What is the difference between a layered medium haircut and a regular medium haircut?

A layered medium haircut has sections cut at different lengths throughout the hair, creating internal weight removal and movement. A regular medium haircut is blunt-cut at one length, which often looks flat and heavy, especially on thicker hair. Layering allows each section to move independently, which is why layered cuts look styled even when they’re not.

How often should medium layered haircuts for women be trimmed?

Most medium layered cuts need a trim every 6 to 10 weeks depending on how defined the layers are. Sharply angled cuts like the jet black style shown here grow out unevenly after 8 weeks and need attention sooner. Softer cascading or tousled styles like the mocha or honey blonde versions can stretch to 10 to 12 weeks before the shape noticeably softens.

What are the best medium haircut styles for fine-haired women who want volume?

The shaggy disconnected layer cut works best for fine hair because the gaps between disconnected sections trap air and create a volume illusion. The textured choppy copper cut is also strong for fine hair. Both rely on interior weight removal rather than adding product weight. Avoid heavy oils on fine layered hair — they compress exactly the structure that makes these cuts work.

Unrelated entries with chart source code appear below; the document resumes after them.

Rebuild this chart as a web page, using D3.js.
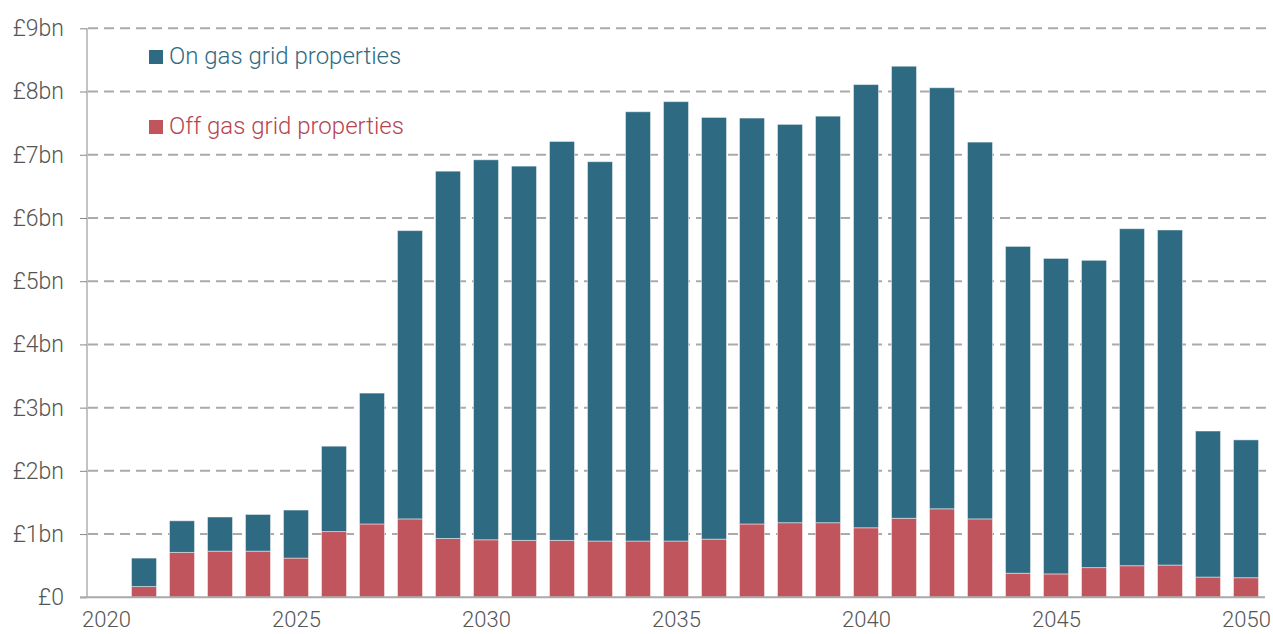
<!DOCTYPE html>
<html>
<head>
<meta charset="utf-8">
<script src="https://cdn.jsdelivr.net/npm/d3@7"></script>
<style>
  body { margin: 0; background: #fff; }
  svg text { font-family: Roboto, "Noto Sans", sans-serif; font-weight: 300; }
</style>
</head>
<body>
<div id="chart"></div>
<script>
// datos (miles de millones de libras)
const years = d3.range(2021, 2051);
const offGrid = [0.17, 0.71, 0.73, 0.73, 0.62, 1.04, 1.16, 1.24, 0.93, 0.91,
                 0.90, 0.90, 0.89, 0.89, 0.89, 0.92, 1.16, 1.18, 1.18, 1.10,
                 1.25, 1.40, 1.24, 0.38, 0.37, 0.47, 0.50, 0.51, 0.32, 0.31];
const totals  = [0.62, 1.21, 1.27, 1.31, 1.38, 2.39, 3.23, 5.80, 6.74, 6.92,
                 6.82, 7.21, 6.89, 7.68, 7.84, 7.59, 7.58, 7.48, 7.61, 8.11,
                 8.40, 8.06, 7.20, 5.55, 5.36, 5.33, 5.83, 5.81, 2.63, 2.49];
const onGrid = totals.map((t, i) => +(t - offGrid[i]).toFixed(2));
const yTicks = d3.range(0, 10);
const xTicks = [2020, 2025, 2030, 2035, 2040, 2045, 2050];
const seriesNames = ["On gas grid properties", "Off gas grid properties"];

const width = 1273, height = 634;
const colorOn = "#2e6b82", colorOff = "#c0555e";

const svg = d3.select("#chart").append("svg")
  .attr("width", width)
  .attr("height", height);

const x = d3.scaleLinear().domain([2020, 2050]).range([106, 1246]);
const y = d3.scaleLinear().domain([0, 9]).range([597.3, 28.3]);
const barW = 25;

// rejilla
svg.append("g")
  .selectAll("line")
  .data(yTicks.filter(d => d > 0))
  .enter()
  .append("line")
  .attr("x1", 88).attr("x2", 1270)
  .attr("y1", d => y(d)).attr("y2", d => y(d))
  .attr("stroke", "#aaa")
  .attr("stroke-width", 2)
  .attr("stroke-dasharray", "10,6");

// eje y
const yAxis = d3.axisLeft(y)
  .tickValues(yTicks)
  .tickSize(7)
  .tickPadding(16)
  .tickFormat(d => d === 0 ? "£0" : "£" + d + "bn");

const gy = svg.append("g")
  .attr("transform", "translate(87,0)")
  .call(yAxis);
gy.select(".domain").attr("stroke", "#888").attr("d", `M0,${y(9)}V${y(0)}`);
gy.selectAll(".tick line").attr("stroke", "#888");
gy.selectAll(".tick text")
  .attr("fill", "#555")
  .style("font-size", "23px");

// barras apiladas
const data = years.map((yr, i) => ({ year: yr, off: offGrid[i], on: onGrid[i] }));
const stack = d3.stack().keys(["off", "on"])(data);
const colors = { off: colorOff, on: colorOn };

svg.append("g")
  .selectAll("g")
  .data(stack)
  .enter()
  .append("g")
  .attr("fill", d => colors[d.key])
  .selectAll("rect")
  .data(d => d)
  .enter()
  .append("rect")
  .attr("x", d => x(d.data.year) - barW / 2)
  .attr("y", d => y(d[1]))
  .attr("width", barW)
  .attr("height", d => y(d[0]) - y(d[1]))
  .attr("stroke", "rgba(255,255,255,0.45)")
  .attr("stroke-width", 1);

// linea base
svg.append("line")
  .attr("x1", 80).attr("x2", 1265)
  .attr("y1", y(0)).attr("y2", y(0))
  .attr("stroke", "#aaa")
  .attr("stroke-width", 2);

// eje x
const xAxis = d3.axisBottom(x)
  .tickValues(xTicks)
  .tickSize(0)
  .tickPadding(14)
  .tickFormat(d3.format("d"));

const gx = svg.append("g")
  .attr("transform", `translate(0,${y(0)})`)
  .call(xAxis);
gx.select(".domain").remove();
gx.selectAll(".tick text")
  .attr("fill", "#555")
  .style("font-size", "22px");

// leyenda
const legend = svg.append("g");
const legendItems = [
  { name: seriesNames[0], color: colorOn, text: "#2e6b82", y: 50 },
  { name: seriesNames[1], color: colorOff, text: "#b5454f", y: 120 }
];
legendItems.forEach(it => {
  legend.append("rect")
    .attr("x", 149).attr("y", it.y)
    .attr("width", 14).attr("height", 14)
    .attr("fill", it.color);
  legend.append("text")
    .attr("x", 169).attr("y", it.y + 14)
    .attr("fill", it.text)
    .style("font-size", "24px")
    .text(it.name);
});
</script>
</body>
</html>
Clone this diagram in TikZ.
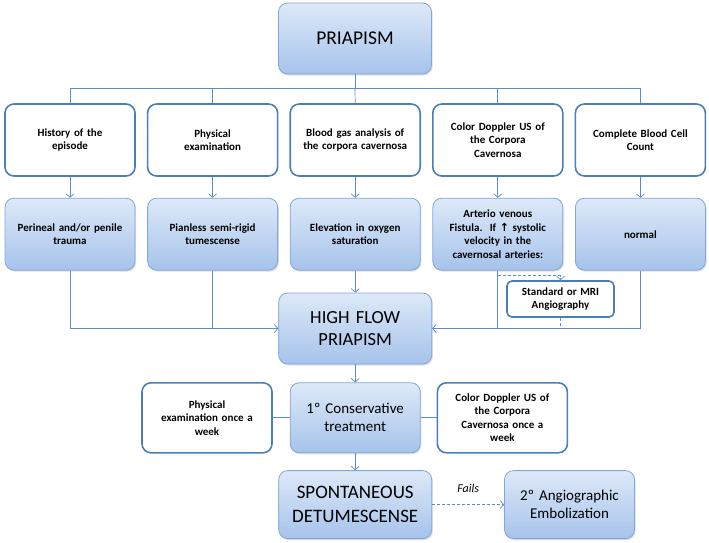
\documentclass[tikz,border=0pt]{standalone}
\usepackage{fontspec}
\setmainfont{Carlito}
\newfontfamily\symfont{DejaVu Sans}
\usetikzlibrary{positioning, calc, arrows.meta, shadows}
\newcommand{\smallfont}{\bfseries\fontsize{11}{13.4}\selectfont}
\newcommand{\bigfont}{\fontsize{18.5}{22}\selectfont}
\newcommand{\titlefont}{\fontsize{19.5}{22}\selectfont}
\newcommand{\midfont}{\fontsize{15}{18}\selectfont}
\definecolor{edgeblue}{HTML}{4A7EBB}
\definecolor{lineblue}{HTML}{5B8DCB}
\definecolor{softedge}{HTML}{7FA7D9}
\definecolor{filltop}{HTML}{DDE9F8}
\definecolor{fillbottom}{HTML}{A6C3EB}

\begin{document}
\begin{tikzpicture}[align=center, x=1pt, y=-1pt, node distance=12pt]
       \useasboundingbox (0,0) rectangle (709,542);
       \tikzstyle{testbox} = [
            rectangle,
            draw=edgeblue,
            line width=1.6pt,
            fill=white,
            rounded corners=9pt,
            inner sep=3pt,
            text width=124pt,
            minimum height=72pt,
            font=\smallfont
       ]
       \tikzstyle{findbox} = [
            rectangle,
            draw=softedge,
            line width=0.8pt,
            top color=filltop,
            bottom color=fillbottom,
            rounded corners=9pt,
            inner sep=3pt,
            text width=124pt,
            minimum height=72pt,
            font=\smallfont,
            drop shadow={opacity=0.25, shadow xshift=1.2pt, shadow yshift=-1.5pt}
       ]
       \tikzstyle{stagebox} = [
            findbox,
            text width=147pt,
            minimum height=71pt,
            font=\bigfont
       ]
       \tikzstyle{mribox} = [
            rectangle,
            draw=edgeblue,
            line width=1.6pt,
            fill=white,
            rounded corners=5pt,
            inner sep=2pt,
            text width=103pt,
            minimum height=36pt,
            font=\smallfont
       ]
       \tikzstyle{link} = [lineblue, line width=0.7pt]
       \tikzstyle{arrow} = [link, -{Straight Barb[length=3.5pt, width=8pt]}]
       \tikzstyle{dashlink} = [link, densely dashed]
       \tikzstyle{dasharrow} = [arrow, densely dashed]

       \node (priapism) at (355,38.5) [stagebox, font=\titlefont] {PRIAPISM};

       \node (history) at (70,140) [testbox] {History of the\\episode};
       \node (physical) [testbox, right=11pt of history] {Physical\\examination};
       \node (bloodgas) [testbox, right=11pt of physical] {Blood gas analysis of\\the corpora cavernosa};
       \node (doppler) [testbox, right=11pt of bloodgas] {Color Doppler US of\\the Corpora\\Cavernosa};
       \node (bloodcount) [testbox, right=11pt of doppler] {Complete Blood Cell\\Count};

       \node (trauma) [findbox, below=21pt of history] {Perineal and/or penile\\trauma};
       \node (tumescense) [findbox, below=21pt of physical] {Pianless semi-rigid\\tumescense};
       \node (oxygen) [findbox, below=21pt of bloodgas] {Elevation in oxygen\\saturation};
       \node (fistula) [findbox, below=21pt of doppler] {Arterio venous\\Fistula.\ \ If {\symfont\bfseries ↑} systolic\\velocity in the\\cavernosal arteries:};
       \node (normal) [findbox, below=21pt of bloodcount] {normal};

       \node (mri) at (560.5,299) [mribox] {Standard or MRI\\Angiography};

       \node (highflow) [stagebox, below=22pt of oxygen] {HIGH FLOW\\PRIAPISM};
       \node (conservative) [findbox, minimum height=70pt, below=18pt of highflow, font=\midfont] {1º Conservative\\treatment};
       \node (physweek) [testbox, minimum height=70pt, left=17pt of conservative] {Physical\\examination once a\\week};
       \node (dopweek) [testbox, minimum height=70pt, right=16pt of conservative] {Color Doppler US of\\the Corpora\\Cavernosa once a\\week};
       \node (spontaneous) [stagebox, minimum height=68pt, below=17pt of conservative, font=\fontsize{19}{24}\selectfont] {SPONTANEOUS\\DETUMESCENSE};
       \node (embolization) [findbox, minimum height=68pt, right=72pt of spontaneous, font=\midfont] {2º Angiographic\\Embolization};

       % top bus
       \coordinate (bus) at ($(priapism.south)+(0,14)$);
       \draw[link] (priapism) -- (bus);
       \draw[link] (bus) -| (history.north);
       \draw[link] (bus) -| (physical.north);
       \draw[link] (bus) -- (bloodgas.north);
       \draw[link] (bus) -| (doppler.north);
       \draw[link] (bus) -| (bloodcount.north);

       \draw[arrow] (history) -- (trauma);
       \draw[arrow] (physical) -- (tumescense);
       \draw[arrow] (bloodgas) -- (oxygen);
       \draw[arrow] (doppler) -- (fistula);
       \draw[arrow] (bloodcount) -- (normal);

       % into high flow
       \draw[arrow] (trauma.south) |- (highflow.west);
       \draw[link] (tumescense.south) -- (tumescense.south |- highflow.west);
       \draw[arrow] (oxygen) -- (highflow);
       \draw[link] (fistula.south) -- (fistula.south |- highflow.east);
       \draw[arrow] (normal.south) |- (highflow.east);
       \coordinate (tap) at ($(fistula.south)+(0,5)$);
       \draw[dasharrow] (tap) -| (mri.north);
       \draw[dashlink] (mri.south) -- (mri.south |- highflow.east);

       % treatment
       \draw[arrow] (highflow) -- (conservative);
       \draw[link] (physweek) -- (conservative);
       \draw[link] (conservative) -- (dopweek);
       \draw[arrow] (conservative) -- (spontaneous);
       \draw[dasharrow] (spontaneous) -- node (fails) [above=8pt, text=black, font=\itshape\fontsize{12}{14}\selectfont] {Fails} (embolization);
\end{tikzpicture}
\end{document}
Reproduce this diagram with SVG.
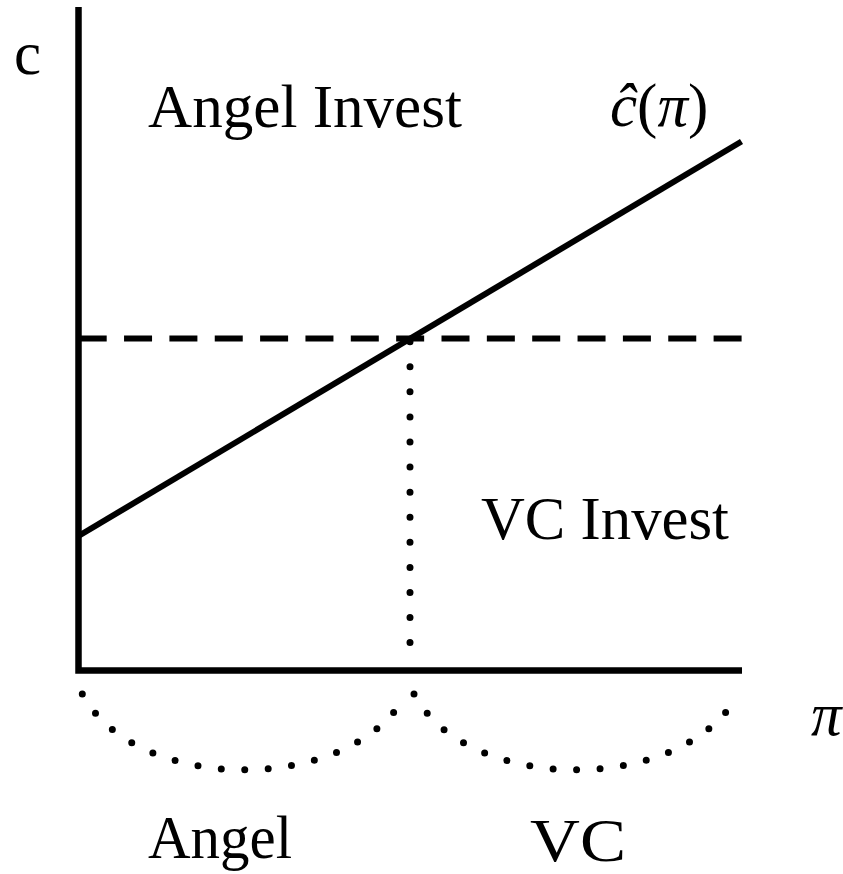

Can medium layered haircuts work for women with naturally curly hair?

Yes, but the cutting technique changes. For curl types 2B through 3B, carving rather than slicing layers is essential. Carving removes bulk at specific angles and encourages curl coiling upward; slicing thins the ends and creates frizz. The copper choppy layer cut shown here uses this technique. Ask specifically for curl-specific layering, not standard layering, at your appointment.

What is a textured layered haircut and how is it different from a standard layered cut?

A textured layered haircut uses a razor or point-cutting technique at the ends to create frayed, separated strand tips rather than a clean blunt edge. This makes each layer look distinct and adds a piecey, dimensional finish. Standard layering cuts each section at a length but leaves the ends blunt. The smoky lavender shag and copper choppy cuts in this post are textured; the platinum feathered and mocha cascading versions use standard layering.

Which medium length layered haircut is easiest to maintain at home between salon visits?

The mocha cascading layered cut requires the least daily effort. A round brush blowout takes about 15 minutes and the result holds for two to three days. The tousled honey blonde cut is even easier if you skip heat entirely and air-dry with a salt spray. The icy platinum cut requires the most ongoing attention due to toning and Olaplex treatments every few weeks.